My Favorite Murder brought me into this world, and so it’s only fitting that I turn to Karen and Georgia once again to help me answer this question. I haven’t listened to the show in months, and so I’d almost forgotten about the release of their book until a million murderinos flooded my Instagram feed with pictures of the cover. Their palpable excitement gave me the pep talk I needed to get back in the game, and I already feel like I’m coming back home. (The reviews ain’t bad either — I’ll share my own soon!)

As I sit back and ponder what’s next for my true crime obsession, and this blog, I’m also contemplating the current state of our beloved genre. We’ve reached peak True Crime, and what used to be our guilty pleasure has gone totally mainstream. It’s also showing no signs of slowing down, which begs the question: what purpose should it serve for those of us who consume it?

In my early murderino days, it was incredible to watch as my fellow true crime fans emerged from the shadows and gathered together over their shared love of Forensic Files and the ID Channel. Murderinos have built an amazing community by organizing meetups, hosting yoga fundraisers, sharing their crafts and supporting each other on social media. I believe this is only the beginning.

I think murderinos are the best kind of humans, and now that we’re entering a new era for true crime, I wonder how we can capitalize on this inclusive spirit to contribute more to our communities, and not just to each other. Our enthusiasm for justice is a powerful force, and I want to explore how we can channel more of this energy into positive change.

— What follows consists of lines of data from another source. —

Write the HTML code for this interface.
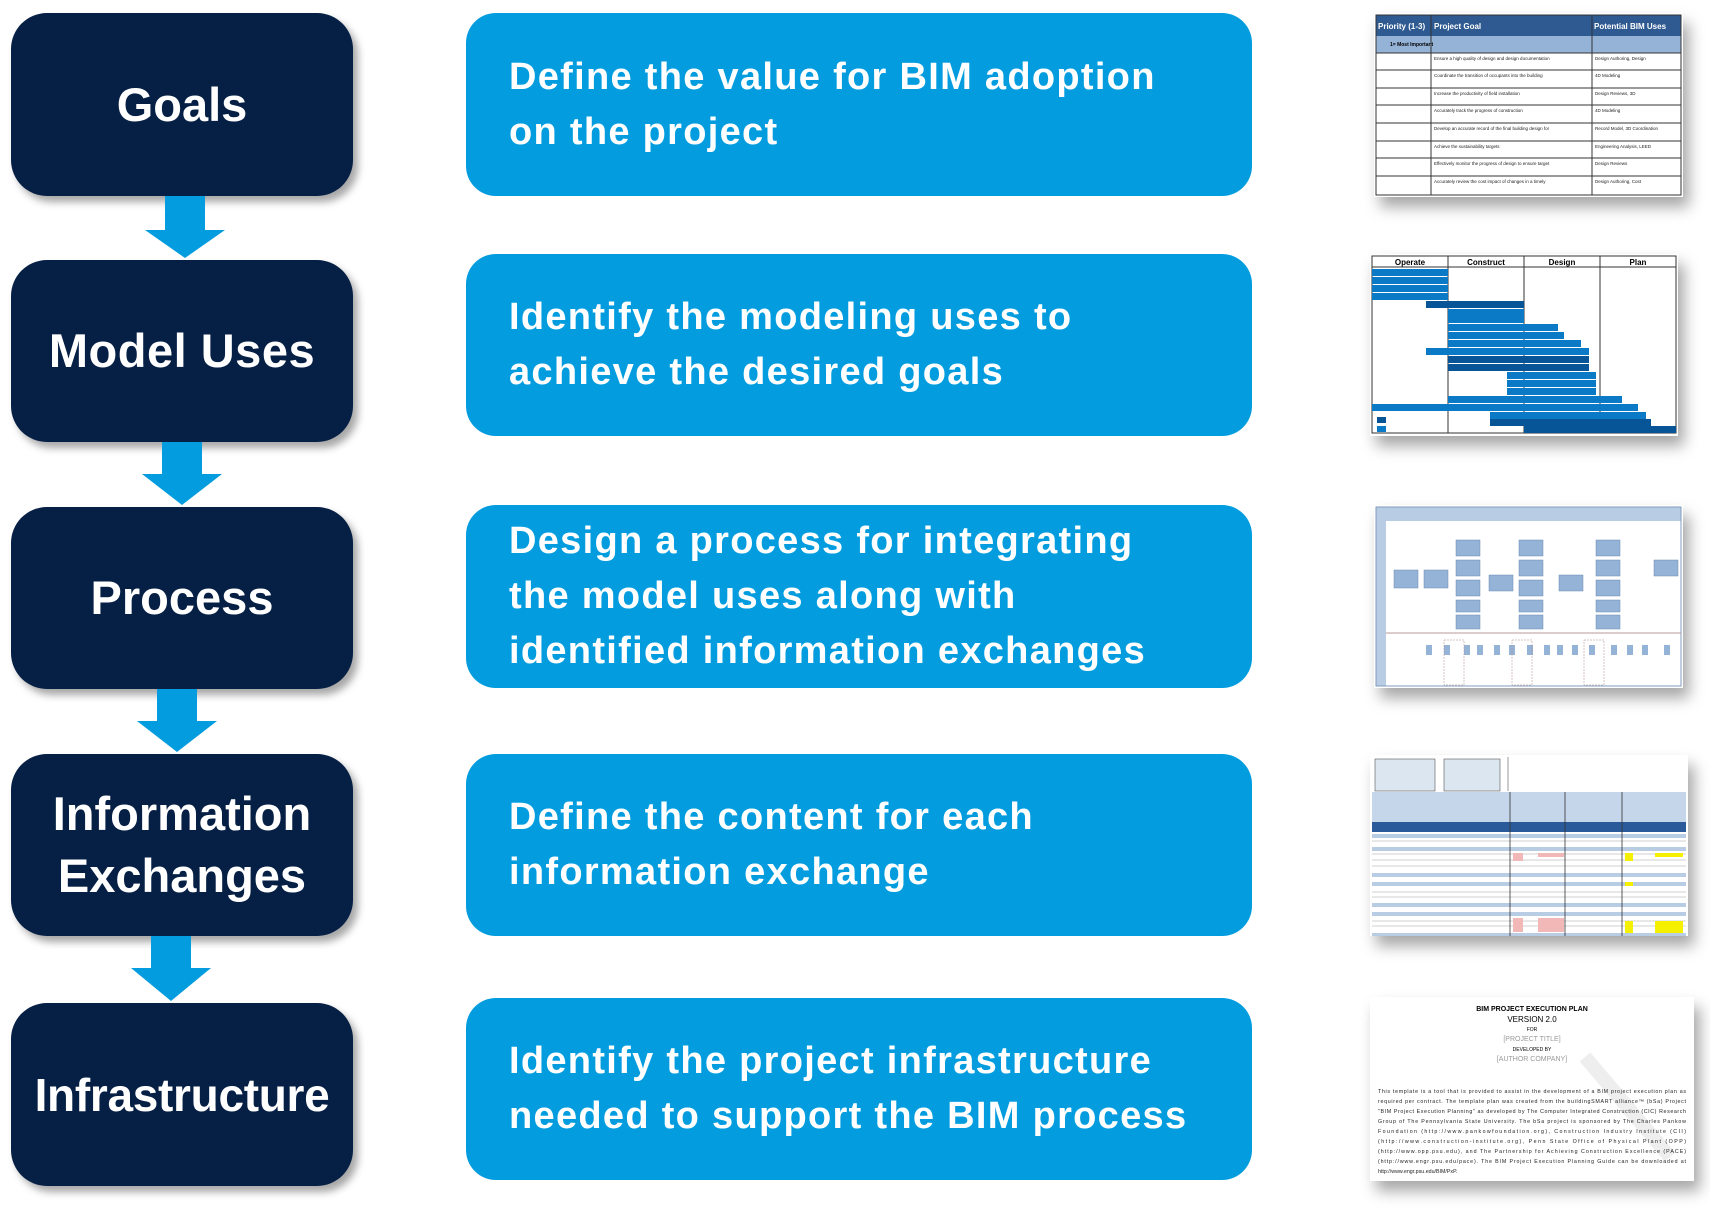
<!DOCTYPE html>
<html><head><meta charset="utf-8"><style>
html,body{margin:0;padding:0;background:#fff;}
body{width:1710px;height:1208px;position:relative;overflow:hidden;font-family:"Liberation Sans",sans-serif;}
.l{position:absolute;left:11px;width:342px;background:#061f45;border-radius:36px;box-shadow:5px 6px 8px rgba(0,0,0,0.35);color:#fff;font-weight:bold;font-size:47px;letter-spacing:0px;display:flex;align-items:center;justify-content:center;text-align:center;line-height:62px;}
.b{position:absolute;left:466px;width:786px;background:#039ddf;border-radius:30px;color:#fff;font-weight:bold;font-size:38px;letter-spacing:1.3px;line-height:55px;display:flex;align-items:center;box-sizing:border-box;padding-left:43px;}
.t{position:absolute;background:#fff;box-shadow:6px 10px 14px rgba(0,0,0,0.35);}
svg{position:absolute;left:0;top:0;}
</style></head><body>
<div class="l" style="top:13px;height:183px">Goals</div>
<div class="l" style="top:260px;height:182px;letter-spacing:0.5px">Model Uses</div>
<div class="l" style="top:507px;height:182px">Process</div>
<div class="l" style="top:754px;height:182px">Information<br>Exchanges</div>
<div class="l" style="top:1003px;height:183px;font-size:46px;letter-spacing:-0.3px">Infrastructure</div>

<svg width="1710" height="1208">
<g fill="#039ddf">
<polygon points="165,196 205,196 205,230 225,230 185,258 145,230 165,230"/>
<polygon points="162,442 202,442 202,474 222,474 182,505 142,474 162,474"/>
<polygon points="157,689 197,689 197,721 217,721 177,752 137,721 157,721"/>
<polygon points="151,936 191,936 191,968 211,968 171,1001 131,968 151,968"/>
</g>
</svg>

<div class="b" style="top:13px;height:183px">Define the value for BIM adoption<br>on the project</div>
<div class="b" style="top:254px;height:182px">Identify the modeling uses to<br>achieve the desired goals</div>
<div class="b" style="top:505px;height:183px">Design a process for integrating<br>the model uses along with<br>identified information exchanges</div>
<div class="b" style="top:754px;height:182px">Define the content for each<br>information exchange</div>
<div class="b" style="top:998px;height:182px">Identify the project infrastructure<br>needed to support the BIM process</div>

<!-- thumb 1 -->
<div class="t" style="left:1374px;top:13px;width:309px;height:184px">
<svg width="309" height="184" style="font-family:'Liberation Sans',sans-serif">
<rect x="2" y="2" width="305" height="21" fill="#2f5a91"/>
<rect x="2" y="23" width="305" height="17" fill="#95b3d7"/>
<text x="4" y="16" font-size="8" font-weight="bold" fill="#fff">Priority (1-3)</text>
<text x="60" y="16" font-size="8" font-weight="bold" fill="#fff">Project Goal</text>
<text x="220" y="16" font-size="8" font-weight="bold" fill="#fff">Potential BIM Uses</text>
<text x="16" y="33" font-size="5" font-weight="bold">1= Most Important</text>
<g stroke="#333" stroke-width="1" fill="none"><rect x="2" y="2" width="305" height="180"/>
<line x1="57" y1="2" x2="57" y2="182"/><line x1="218" y1="2" x2="218" y2="182"/>
<line x1="2" y1="40" x2="307" y2="40"/><line x1="2" y1="57" x2="307" y2="57"/><line x1="2" y1="75" x2="307" y2="75"/><line x1="2" y1="92" x2="307" y2="92"/><line x1="2" y1="110" x2="307" y2="110"/><line x1="2" y1="128" x2="307" y2="128"/><line x1="2" y1="145" x2="307" y2="145"/><line x1="2" y1="163" x2="307" y2="163"/></g>
<g font-size="4.5" fill="#222">
<text x="60" y="47">Ensure a high quality of design and design documentation</text><text x="221" y="47">Design Authoring, Design</text>
<text x="60" y="64">Coordinate the transition of occupants into the building</text><text x="221" y="64">4D Modeling</text>
<text x="60" y="82">Increase the productivity of field installation</text><text x="221" y="82">Design Reviews, 3D</text>
<text x="60" y="99">Accurately track the progress of construction</text><text x="221" y="99">4D Modeling</text>
<text x="60" y="117">Develop an accurate record of the final building design for</text><text x="221" y="117">Record Model, 3D Coordination</text>
<text x="60" y="135">Achieve the sustainability targets</text><text x="221" y="135">Engineering Analysis, LEED</text>
<text x="60" y="152">Effectively monitor the progress of design to ensure target</text><text x="221" y="152">Design Reviews</text>
<text x="60" y="170">Accurately review the cost impact of changes in a timely</text><text x="221" y="170">Design Authoring, Cost</text>
</g></svg></div>

<!-- thumb 2 -->
<div class="t" style="left:1370px;top:254px;width:308px;height:182px">
<svg width="308" height="182" style="font-family:'Liberation Sans',sans-serif">
<g stroke="#333" fill="none"><rect x="2" y="2" width="304" height="177"/><line x1="78" y1="2" x2="78" y2="179"/><line x1="154" y1="2" x2="154" y2="179"/><line x1="230" y1="2" x2="230" y2="179"/><line x1="2" y1="13" x2="306" y2="13"/></g>
<g font-size="8" font-weight="bold" text-anchor="middle"><text x="40" y="11">Operate</text><text x="116" y="11">Construct</text><text x="192" y="11">Design</text><text x="268" y="11">Plan</text></g>
<g fill="#0a79c6">
<rect x="2" y="15" width="76" height="7"/><rect x="2" y="23" width="76" height="7"/><rect x="2" y="31" width="76" height="7"/><rect x="2" y="39" width="76" height="7"/>
<rect x="56" y="47" width="98" height="7" fill="#075497"/>
<rect x="78" y="55" width="76" height="7"/><rect x="78" y="62" width="76" height="7"/>
<rect x="78" y="70" width="110" height="7"/><rect x="78" y="78" width="116" height="7"/><rect x="78" y="86" width="133" height="7"/>
<rect x="56" y="94" width="163" height="7"/>
<rect x="78" y="102" width="141" height="7" fill="#075497"/><rect x="78" y="110" width="141" height="7" fill="#075497"/>
<rect x="137" y="118" width="89" height="7"/><rect x="137" y="126" width="89" height="7"/><rect x="137" y="134" width="89" height="7"/>
<rect x="78" y="142" width="174" height="7"/>
<rect x="2" y="150" width="266" height="7"/>
<rect x="120" y="158" width="156" height="7"/><rect x="120" y="165" width="161" height="7" fill="#075497"/>
<rect x="154" y="172" width="152" height="7" fill="#075497"/>
<rect x="7" y="163" width="9" height="6" fill="#075497"/><rect x="7" y="172" width="9" height="6"/>
</g></svg></div>

<!-- thumb 3 -->
<div class="t" style="left:1374px;top:505px;width:309px;height:183px">
<svg width="309" height="183">
<rect x="2" y="2" width="305" height="14" fill="#b8cce4"/>
<rect x="2" y="16" width="10" height="165" fill="#b8cce4"/>
<rect x="2" y="2" width="305" height="179" fill="none" stroke="#7f9bbd"/>
<line x1="12" y1="128" x2="307" y2="128" stroke="#b99" stroke-width="1"/>
<g fill="#95b3d7" stroke="#6b8ab0" stroke-width="0.5">
<rect x="20" y="65" width="24" height="18"/><rect x="50" y="65" width="24" height="18"/>
<rect x="82" y="35" width="24" height="16"/><rect x="82" y="55" width="24" height="16"/><rect x="82" y="75" width="24" height="16"/><rect x="82" y="95" width="24" height="12"/><rect x="82" y="110" width="24" height="14"/>
<rect x="115" y="70" width="24" height="16"/>
<rect x="145" y="35" width="24" height="16"/><rect x="145" y="55" width="24" height="16"/><rect x="145" y="75" width="24" height="16"/><rect x="145" y="95" width="24" height="12"/><rect x="145" y="110" width="24" height="14"/>
<rect x="185" y="70" width="24" height="16"/>
<rect x="222" y="35" width="24" height="16"/><rect x="222" y="55" width="24" height="16"/><rect x="222" y="75" width="24" height="16"/><rect x="222" y="95" width="24" height="12"/><rect x="222" y="110" width="24" height="14"/>
<rect x="280" y="55" width="24" height="16"/>
</g>
<g fill="#95b3d7"><rect x="52" y="140" width="6" height="10"/><rect x="70" y="140" width="6" height="10"/><rect x="90" y="140" width="6" height="10"/><rect x="103" y="140" width="6" height="10"/><rect x="120" y="140" width="6" height="10"/><rect x="135" y="140" width="6" height="10"/><rect x="153" y="140" width="6" height="10"/><rect x="170" y="140" width="6" height="10"/><rect x="183" y="140" width="6" height="10"/><rect x="198" y="140" width="6" height="10"/><rect x="215" y="140" width="6" height="10"/><rect x="237" y="140" width="6" height="10"/><rect x="253" y="140" width="6" height="10"/><rect x="268" y="140" width="6" height="10"/><rect x="290" y="140" width="6" height="10"/></g>
<g fill="none" stroke="#a88" stroke-width="0.5"><rect x="70" y="135" width="20" height="45" stroke-dasharray="2,1"/><rect x="138" y="135" width="20" height="45" stroke-dasharray="2,1"/><rect x="210" y="135" width="20" height="45" stroke-dasharray="2,1"/></g>
</svg></div>

<!-- thumb 4 -->
<div class="t" style="left:1370px;top:755px;width:318px;height:181px">
<svg width="318" height="181">
<rect x="5" y="4" width="60" height="32" fill="#dce6f1" stroke="#555" stroke-width="0.6"/>
<rect x="74" y="4" width="56" height="32" fill="#dce6f1" stroke="#555" stroke-width="0.6"/>
<line x1="138" y1="2" x2="138" y2="36" stroke="#555" stroke-width="0.6"/>
<rect x="2" y="37" width="314" height="30" fill="#c5d5ea"/>
<rect x="2" y="67" width="314" height="10" fill="#2a5a9a"/>
<g fill="#b8cce4"><rect x="2" y="79" width="314" height="4"/><rect x="2" y="92" width="314" height="4"/><rect x="2" y="118" width="314" height="4"/><rect x="2" y="127" width="314" height="4"/><rect x="2" y="148" width="314" height="4"/><rect x="2" y="157" width="314" height="4"/><rect x="2" y="178" width="314" height="3"/></g>
<g stroke="#888" stroke-width="0.4"><line x1="2" y1="86" x2="316" y2="86"/><line x1="2" y1="99" x2="316" y2="99"/><line x1="2" y1="105" x2="316" y2="105"/><line x1="2" y1="111" x2="316" y2="111"/><line x1="2" y1="137" x2="316" y2="137"/><line x1="2" y1="142" x2="316" y2="142"/><line x1="2" y1="166" x2="316" y2="166"/><line x1="2" y1="171" x2="316" y2="171"/></g>
<g stroke="#333" stroke-width="0.8"><line x1="140" y1="37" x2="140" y2="181"/><line x1="195" y1="37" x2="195" y2="181"/><line x1="252" y1="37" x2="252" y2="181"/></g>
<g fill="#f2b8b8"><rect x="143" y="98" width="10" height="8"/><rect x="168" y="98" width="26" height="4"/><rect x="143" y="163" width="10" height="14"/><rect x="168" y="163" width="26" height="14"/></g>
<g fill="#f5f000"><rect x="255" y="98" width="8" height="8"/><rect x="285" y="98" width="28" height="4"/><rect x="255" y="166" width="8" height="12"/><rect x="285" y="166" width="28" height="12"/><rect x="255" y="127" width="8" height="4"/></g>
</svg></div>

<!-- thumb 5 -->
<div class="t" style="left:1370px;top:997px;width:324px;height:184px">
<svg width="324" height="184" style="font-family:'Liberation Sans',sans-serif">
<path d="M215,60 L300,160" stroke="#eee" stroke-width="14"/>
<g text-anchor="middle"><text x="162" y="14" font-size="7" font-weight="bold">BIM PROJECT EXECUTION PLAN</text>
<text x="162" y="25" font-size="8">VERSION 2.0</text>
<text x="162" y="34" font-size="5">FOR</text>
<text x="162" y="44" font-size="7" fill="#999">[PROJECT TITLE]</text>
<text x="162" y="54" font-size="5">DEVELOPED BY</text>
<text x="162" y="64" font-size="7" fill="#999">[AUTHOR COMPANY]</text></g>
<g font-size="5.3" fill="#222">
<text x="8" y="96" textLength="308">This template is a tool that is provided to assist in the development of a BIM project execution plan as</text>
<text x="8" y="106" textLength="308">required per contract. The template plan was created from the buildingSMART alliance™ (bSa) Project</text>
<text x="8" y="116" textLength="308">"BIM Project Execution Planning" as developed by The Computer Integrated Construction (CIC) Research</text>
<text x="8" y="126" textLength="308">Group of The Pennsylvania State University. The bSa project is sponsored by The Charles Pankow</text>
<text x="8" y="136" textLength="308">Foundation (http://www.pankowfoundation.org), Construction Industry Institute (CII)</text>
<text x="8" y="146" textLength="308">(http://www.construction-institute.org), Penn State Office of Physical Plant (OPP)</text>
<text x="8" y="156" textLength="308">(http://www.opp.psu.edu), and The Partnership for Achieving Construction Excellence (PACE)</text>
<text x="8" y="166" textLength="308">(http://www.engr.psu.edu/pace). The BIM Project Execution Planning Guide can be downloaded at</text>
<text x="8" y="176">http://www.engr.psu.edu/BIM/PxP.</text>
</g></svg></div>
</body></html>
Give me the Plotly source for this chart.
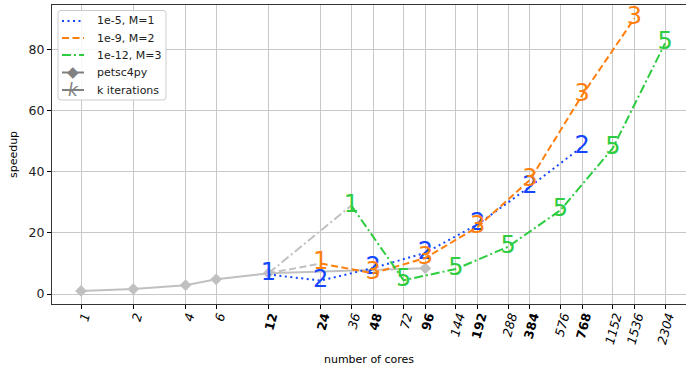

How can we take true crime to the next level? A few ideas:

  • Remember Billy Jensen’s vision of a citizen sleuth community that helps hamstrung law enforcement to solve cases? Murder Squad is already taking a stab at this (sorry), but how could others carry out this mission?
  • There’s always room to explore and interrogate the issues within our justice system. But how do we feel about about “redemption shows“?
  • So many people are missing, around the world and here in Virginia. How can we do more to share their stories and find answers for families?
  • True crime media is shifting toward advocacy, and I believe that’s the future of this field. True crime podcasts and groups are already spreading awareness about mental health, #MeToo, domestic violence, institutional racism and so much more. How else can true crime contribute to social justice?

These are just a few ideas, and I’m eager to hear others’ thoughts on this. What’s the change you wish to see?

What do you think comes next for true crime?